The moment Adin Ross realized he'd been scammed
The No-Man's Land of KOLs
Today’s crypto space has no real “central figures.” People no longer listen to KOLs—they even resent them.
I’ve asked in multiple communities, “Who’s your favorite KOL?” The answer was always: “None. They should all die.”
There isn’t even a clear “mainstream play” anymore—it’s more like the endgame of meme coins: no utility, just token launches. Every project competes for attention from the same small pool of funded traders.
The market’s extractive nature has reached its peak. Most traders are losing badly. The “no crying in the casino” mentality pushes people to bet their last dollars on coins with “one-in-a-thousand chance of mooning, nine-hundred-ninety-nine-in-a-thousand chance of rug-pulling.”

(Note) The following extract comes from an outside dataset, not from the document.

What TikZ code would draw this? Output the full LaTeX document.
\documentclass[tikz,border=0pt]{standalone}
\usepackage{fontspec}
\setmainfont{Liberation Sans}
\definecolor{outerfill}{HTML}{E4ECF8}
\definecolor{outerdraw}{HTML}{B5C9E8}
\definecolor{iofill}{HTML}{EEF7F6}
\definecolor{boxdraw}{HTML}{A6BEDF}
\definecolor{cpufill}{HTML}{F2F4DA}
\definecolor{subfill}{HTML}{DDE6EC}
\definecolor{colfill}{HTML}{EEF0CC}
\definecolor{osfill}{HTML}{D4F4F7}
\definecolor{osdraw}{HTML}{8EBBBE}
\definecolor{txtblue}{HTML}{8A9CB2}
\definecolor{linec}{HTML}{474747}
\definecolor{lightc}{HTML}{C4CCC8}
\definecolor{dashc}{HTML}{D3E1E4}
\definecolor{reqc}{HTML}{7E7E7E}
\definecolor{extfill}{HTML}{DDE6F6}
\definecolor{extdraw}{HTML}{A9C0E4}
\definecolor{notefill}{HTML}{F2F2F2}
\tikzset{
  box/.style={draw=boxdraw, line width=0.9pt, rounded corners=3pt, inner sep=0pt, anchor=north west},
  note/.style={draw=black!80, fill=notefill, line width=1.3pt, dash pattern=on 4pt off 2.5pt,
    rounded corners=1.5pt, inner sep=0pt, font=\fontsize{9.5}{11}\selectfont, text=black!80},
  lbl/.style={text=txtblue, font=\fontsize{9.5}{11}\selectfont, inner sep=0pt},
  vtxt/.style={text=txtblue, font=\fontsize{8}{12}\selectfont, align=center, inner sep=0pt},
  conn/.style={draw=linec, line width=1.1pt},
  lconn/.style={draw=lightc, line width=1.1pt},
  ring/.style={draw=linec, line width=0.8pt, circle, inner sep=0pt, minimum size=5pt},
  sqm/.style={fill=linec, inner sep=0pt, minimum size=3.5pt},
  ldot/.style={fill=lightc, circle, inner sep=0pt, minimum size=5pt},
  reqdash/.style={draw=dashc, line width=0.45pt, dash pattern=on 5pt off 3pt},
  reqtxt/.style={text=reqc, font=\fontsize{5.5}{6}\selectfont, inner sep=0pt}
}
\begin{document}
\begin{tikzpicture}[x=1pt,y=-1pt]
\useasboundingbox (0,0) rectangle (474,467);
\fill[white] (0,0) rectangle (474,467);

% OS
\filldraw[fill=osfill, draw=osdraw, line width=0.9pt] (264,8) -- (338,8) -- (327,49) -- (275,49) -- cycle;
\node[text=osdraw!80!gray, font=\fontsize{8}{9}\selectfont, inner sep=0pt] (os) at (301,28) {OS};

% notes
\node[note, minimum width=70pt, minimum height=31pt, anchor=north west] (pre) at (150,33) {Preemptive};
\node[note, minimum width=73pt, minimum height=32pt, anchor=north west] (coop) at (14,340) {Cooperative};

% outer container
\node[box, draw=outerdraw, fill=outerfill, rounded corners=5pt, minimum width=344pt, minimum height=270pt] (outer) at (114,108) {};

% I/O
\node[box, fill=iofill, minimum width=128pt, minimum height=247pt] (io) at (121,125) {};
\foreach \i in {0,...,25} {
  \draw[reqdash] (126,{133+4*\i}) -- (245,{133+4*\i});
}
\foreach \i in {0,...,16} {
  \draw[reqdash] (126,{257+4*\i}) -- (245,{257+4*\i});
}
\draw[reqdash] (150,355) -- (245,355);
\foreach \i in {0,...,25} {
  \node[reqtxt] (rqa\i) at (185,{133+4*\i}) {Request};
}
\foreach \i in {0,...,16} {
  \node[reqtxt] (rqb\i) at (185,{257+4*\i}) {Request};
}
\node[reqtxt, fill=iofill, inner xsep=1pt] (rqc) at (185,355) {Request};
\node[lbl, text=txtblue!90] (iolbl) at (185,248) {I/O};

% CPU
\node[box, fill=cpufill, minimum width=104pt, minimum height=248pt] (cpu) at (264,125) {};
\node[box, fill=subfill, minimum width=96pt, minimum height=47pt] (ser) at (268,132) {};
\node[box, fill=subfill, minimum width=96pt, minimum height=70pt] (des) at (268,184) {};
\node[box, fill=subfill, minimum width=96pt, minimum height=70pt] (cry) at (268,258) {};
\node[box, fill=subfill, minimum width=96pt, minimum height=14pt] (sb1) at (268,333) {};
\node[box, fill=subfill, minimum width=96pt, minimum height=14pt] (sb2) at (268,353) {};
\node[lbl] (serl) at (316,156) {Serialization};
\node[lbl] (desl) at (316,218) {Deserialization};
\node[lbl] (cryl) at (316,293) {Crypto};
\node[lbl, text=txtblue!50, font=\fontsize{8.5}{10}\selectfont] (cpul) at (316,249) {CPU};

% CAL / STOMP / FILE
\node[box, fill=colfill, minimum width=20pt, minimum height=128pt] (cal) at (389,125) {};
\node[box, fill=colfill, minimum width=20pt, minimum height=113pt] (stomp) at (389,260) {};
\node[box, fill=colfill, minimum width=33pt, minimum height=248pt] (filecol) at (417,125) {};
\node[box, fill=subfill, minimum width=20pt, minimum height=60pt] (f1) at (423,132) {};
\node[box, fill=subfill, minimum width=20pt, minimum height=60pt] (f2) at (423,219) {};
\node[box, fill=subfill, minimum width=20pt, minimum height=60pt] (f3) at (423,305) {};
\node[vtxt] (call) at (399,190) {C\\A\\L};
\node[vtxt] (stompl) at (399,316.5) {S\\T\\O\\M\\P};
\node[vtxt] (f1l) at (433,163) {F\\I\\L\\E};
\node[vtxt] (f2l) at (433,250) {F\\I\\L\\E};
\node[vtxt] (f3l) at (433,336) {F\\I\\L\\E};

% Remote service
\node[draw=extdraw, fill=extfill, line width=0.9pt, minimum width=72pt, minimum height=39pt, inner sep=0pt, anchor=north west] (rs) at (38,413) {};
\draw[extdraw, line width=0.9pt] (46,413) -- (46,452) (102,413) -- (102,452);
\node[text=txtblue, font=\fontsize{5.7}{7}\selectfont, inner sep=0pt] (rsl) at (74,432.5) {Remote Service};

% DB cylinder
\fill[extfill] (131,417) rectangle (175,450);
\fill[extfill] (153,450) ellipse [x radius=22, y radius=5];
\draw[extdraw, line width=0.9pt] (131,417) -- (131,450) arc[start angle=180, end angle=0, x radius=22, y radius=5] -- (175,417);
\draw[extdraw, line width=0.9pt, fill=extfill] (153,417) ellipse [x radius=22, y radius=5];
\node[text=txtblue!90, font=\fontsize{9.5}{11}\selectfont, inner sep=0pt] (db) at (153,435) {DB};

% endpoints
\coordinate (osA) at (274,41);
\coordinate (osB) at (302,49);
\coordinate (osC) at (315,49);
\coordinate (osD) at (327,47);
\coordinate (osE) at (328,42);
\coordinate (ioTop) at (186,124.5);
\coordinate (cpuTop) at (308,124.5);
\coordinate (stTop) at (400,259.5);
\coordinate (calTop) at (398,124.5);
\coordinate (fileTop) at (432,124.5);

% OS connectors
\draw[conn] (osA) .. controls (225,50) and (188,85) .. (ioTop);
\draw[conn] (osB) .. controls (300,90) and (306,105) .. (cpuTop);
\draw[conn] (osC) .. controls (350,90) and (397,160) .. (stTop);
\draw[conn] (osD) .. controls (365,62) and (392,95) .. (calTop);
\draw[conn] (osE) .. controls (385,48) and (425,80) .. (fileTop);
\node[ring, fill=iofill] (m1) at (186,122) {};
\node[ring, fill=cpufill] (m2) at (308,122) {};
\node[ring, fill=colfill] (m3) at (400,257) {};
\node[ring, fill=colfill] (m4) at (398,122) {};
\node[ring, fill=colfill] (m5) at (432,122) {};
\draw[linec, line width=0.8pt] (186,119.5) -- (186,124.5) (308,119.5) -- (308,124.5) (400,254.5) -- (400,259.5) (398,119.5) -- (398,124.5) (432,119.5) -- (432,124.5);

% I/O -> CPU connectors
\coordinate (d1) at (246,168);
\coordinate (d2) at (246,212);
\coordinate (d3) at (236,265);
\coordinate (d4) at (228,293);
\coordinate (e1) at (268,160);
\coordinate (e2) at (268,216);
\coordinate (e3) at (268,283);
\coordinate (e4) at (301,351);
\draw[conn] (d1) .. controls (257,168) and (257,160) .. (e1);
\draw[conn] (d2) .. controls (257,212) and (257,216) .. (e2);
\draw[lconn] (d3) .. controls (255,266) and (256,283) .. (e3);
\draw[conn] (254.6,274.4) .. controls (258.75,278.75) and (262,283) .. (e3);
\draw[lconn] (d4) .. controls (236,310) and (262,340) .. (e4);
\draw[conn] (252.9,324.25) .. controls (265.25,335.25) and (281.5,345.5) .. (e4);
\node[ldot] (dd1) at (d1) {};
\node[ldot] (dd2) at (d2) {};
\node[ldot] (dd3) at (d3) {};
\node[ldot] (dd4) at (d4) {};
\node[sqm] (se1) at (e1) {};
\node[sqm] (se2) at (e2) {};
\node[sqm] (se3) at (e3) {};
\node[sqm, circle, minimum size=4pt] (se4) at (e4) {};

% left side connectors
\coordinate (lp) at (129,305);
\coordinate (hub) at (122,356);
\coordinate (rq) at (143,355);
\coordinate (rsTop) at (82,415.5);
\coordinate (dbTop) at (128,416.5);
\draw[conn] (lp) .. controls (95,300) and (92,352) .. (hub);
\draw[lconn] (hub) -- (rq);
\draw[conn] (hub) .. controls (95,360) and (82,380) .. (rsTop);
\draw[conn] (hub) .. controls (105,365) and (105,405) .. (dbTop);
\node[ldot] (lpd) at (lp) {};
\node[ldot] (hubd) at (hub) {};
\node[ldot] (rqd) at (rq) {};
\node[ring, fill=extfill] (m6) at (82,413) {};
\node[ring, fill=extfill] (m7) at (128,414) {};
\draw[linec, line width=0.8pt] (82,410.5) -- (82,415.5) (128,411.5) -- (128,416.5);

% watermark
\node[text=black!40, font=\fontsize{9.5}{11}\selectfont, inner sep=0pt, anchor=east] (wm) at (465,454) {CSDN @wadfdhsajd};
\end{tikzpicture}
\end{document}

This is a tragic market. KOLs survive in this environment and make it worse—but we can’t blame them entirely. We elevated them, or rather, we allowed their rise.

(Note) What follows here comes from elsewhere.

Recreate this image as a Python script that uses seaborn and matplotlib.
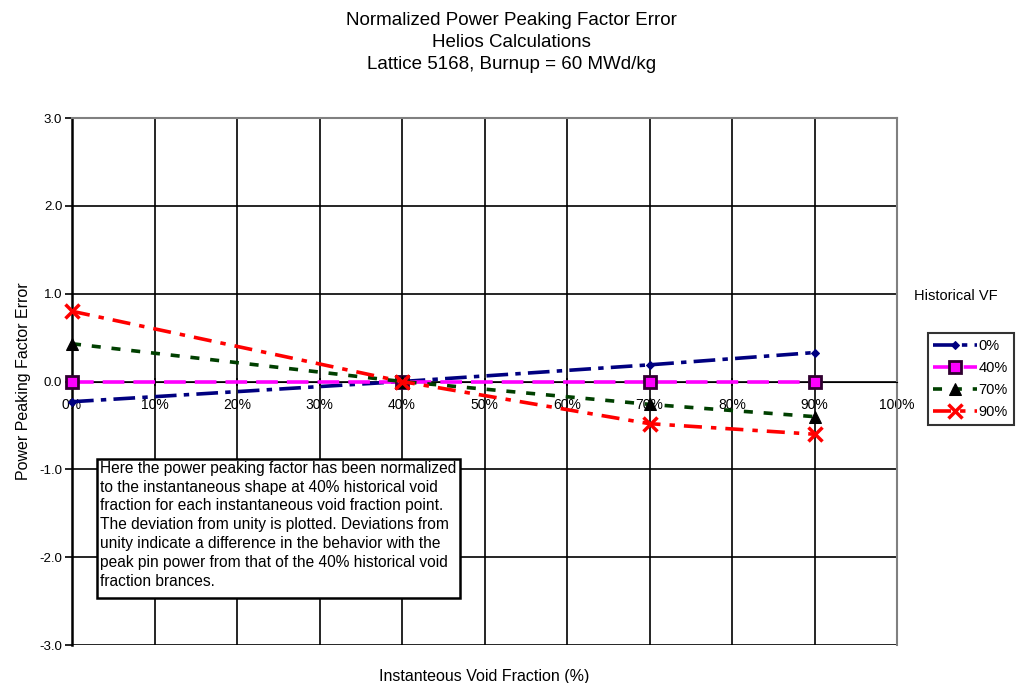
import numpy as np
import pandas as pd
import matplotlib
matplotlib.use("Agg")
import matplotlib.pyplot as plt
import seaborn as sns
from matplotlib.patches import Rectangle

# data
void_points = [0, 40, 70, 90]          # instantaneous void fraction (%)
hist_labels = ['0%', '40%', '70%', '90%']
err_hist_0 = [-0.23, 0.0, 0.19, 0.33]
err_hist_40 = [0.0, 0.0, 0.0, 0.0]
err_hist_70 = [0.43, 0.0, -0.26, -0.40]
err_hist_90 = [0.80, 0.0, -0.48, -0.60]

x_ticks = list(range(0, 101, 10))
x_tick_labels = [f'{v}%' for v in x_ticks]
y_ticks = [-3.0, -2.0, -1.0, 0.0, 1.0, 2.0, 3.0]

title_lines = ['Normalized Power Peaking Factor Error',
               'Helios Calculations',
               'Lattice 5168, Burnup = 60 MWd/kg']
note = ('Here the power peaking factor has been normalized\n'
        'to the instantaneous shape at 40% historical void\n'
        'fraction for each instantaneous void fraction point.\n'
        'The deviation from unity is plotted. Deviations from\n'
        'unity indicate a difference in the behavior with the\n'
        'peak pin power from that of the 40% historical void\n'
        'fraction brances.')

df = pd.DataFrame({
    'void': void_points * 4,
    'err': err_hist_0 + err_hist_40 + err_hist_70 + err_hist_90,
    'hist': [h for h in hist_labels for _ in void_points],
})

sns.set_style('white')
plt.rcParams['font.family'] = ['Liberation Sans', 'DejaVu Sans']
plt.rcParams['text.color'] = 'black'
plt.rcParams['axes.labelcolor'] = 'black'
plt.rcParams['xtick.color'] = 'black'
plt.rcParams['ytick.color'] = 'black'

palette = {'0%': '#000080', '40%': '#ff00ff', '70%': '#004000', '90%': '#ff0000'}
dashes = {'0%': (6, 2, 1.5, 2), '40%': (6, 2.5), '70%': (2.5, 3), '90%': (5, 2.5, 1.5, 2.5)}
markers = {'0%': 'D', '40%': 's', '70%': '^', '90%': 'X'}

fig = plt.figure(figsize=(10.23, 6.83), dpi=100)
ax = fig.add_axes([0.0704, 0.0556, 0.8065, 0.7716])

sns.lineplot(data=df, x='void', y='err', hue='hist', style='hist',
             palette=palette, dashes=dashes, markers=markers,
             linewidth=2.6, ax=ax, legend=True)

# per-series marker styling like the Excel original
mstyle = {
    '0%': dict(markersize=4, markerfacecolor='#000080', markeredgecolor='#000080', marker='D'),
    '40%': dict(markersize=8, markerfacecolor='#ff00ff', markeredgecolor='#300030',
                markeredgewidth=2, marker='s'),
    '70%': dict(markersize=8, markerfacecolor='black', markeredgecolor='black', marker='^'),
    '90%': dict(markersize=10, markeredgecolor='#ff0000', markeredgewidth=2.5, marker='x'),
}
for line, lab in zip(ax.get_lines()[:4], hist_labels):
    line.set(**mstyle[lab])
    line.set_zorder(3)
    line.set_clip_on(False)

ax.set_xlim(0, 100)
ax.set_ylim(-3, 3)
ax.set_xticks(x_ticks)
ax.set_xticklabels(x_tick_labels, fontsize=9.5)
ax.set_yticks(y_ticks)
ax.set_yticklabels([f'{v:.1f}' for v in y_ticks], fontsize=9.5)
ax.grid(True, color='black', linewidth=1.2)
ax.set_axisbelow(True)

ax.spines['bottom'].set_position(('data', 0))
ax.spines['bottom'].set_color('black')
ax.spines['left'].set_color('black')
ax.spines['left'].set_linewidth(1.8)
for s in ['top', 'right']:
    ax.spines[s].set_color('#808080')
    ax.spines[s].set_linewidth(1.5)
ax.tick_params(axis='y', direction='out', length=5, width=1.2, color='black', pad=2, left=True)
ax.tick_params(axis='x', direction='inout', length=6, width=1.2, color='black', pad=9, bottom=True)

ax.set_xlabel('Instanteous Void Fraction (%)', fontsize=11.5)
ax.xaxis.set_label_coords(0.5, -0.045)
ax.set_ylabel('Power Peaking Factor Error', fontsize=11.5, labelpad=6)

# legend outside on the right
handles, labels = ax.get_legend_handles_labels()
for h, lab in zip(handles, labels):
    h.set(**mstyle[lab])
leg = ax.legend(handles, labels, loc='upper left', bbox_to_anchor=(1.037, 0.592),
                borderaxespad=0, fontsize=10.5, frameon=True, fancybox=False,
                handlelength=3.0, handletextpad=0.1, labelspacing=0.55,
                borderpad=0.4)
leg.get_frame().set_edgecolor('black')
leg.get_frame().set_linewidth(1.5)
fig.text(0.893, 0.566, 'Historical VF', fontsize=10.5, ha='left', va='center')

# note box
ax.add_patch(Rectangle((0.030, 0.089), 0.44, 0.264, transform=ax.transAxes,
                       facecolor='white', edgecolor='black', linewidth=1.8, zorder=4))
ax.text(0.034, 0.350, note, transform=ax.transAxes, fontsize=11.2, va='top', ha='left',
        linespacing=1.33, zorder=5)

fig.text(0.5, 0.982, '\n'.join(title_lines), fontsize=13.5, ha='center', va='top',
         linespacing=1.38)

fig.savefig('out.png', dpi=100)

They’re Playing Chess While We Watch the Show
When 99% of people in this space lack original opinions, the term “KOL” itself becomes a joke. They’re like feathers in the wind, pushed by wave after wave of traffic, with no independent thought.

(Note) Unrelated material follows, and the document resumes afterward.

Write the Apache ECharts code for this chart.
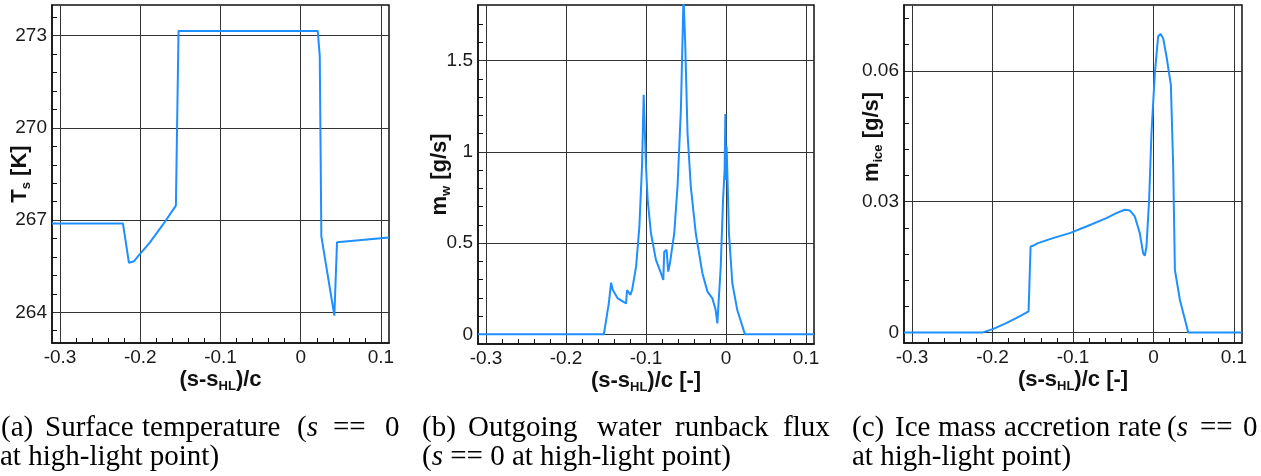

When was the last time you saw honest advice—without hidden interests or engagement farming?
Every KOL mentioned in this article has blocked me.
Why? Because I think independently and speak the truth—threatening their “game.”
From my experience, people would rather block you than face the truth. Not seeing the harm they cause allows them to scam more comfortably.
But karma is real. “On-chain spirituality” (the idea that on-chain actions leave traces and good or bad deeds eventually return) isn’t empty talk. What you sow, you will reap.
At this point, further words are pointless.
The Future of KOLs
In crypto, nothing truly repeats—not narratives, not scams, not absurd dramas. History may echo, but never repeat exactly.
What comes next? I believe the market will shift toward “utility.” In the next cycle, talking won’t be enough. KOLs must actually build things—or at least invest real capital. Only then will power return to real builders, not pretenders.
I’ve noticed revenue from paid communities is declining. People are waking up and refusing to be harvested. Resistance against KOLs will grow stronger.
In the past, developers who rug-pulled received death threats. I’m not endorsing such extremes, but those threats did make developers think twice. We may not return to that, but the market will inevitably evolve into a “reputation-based system.” And that will change everything.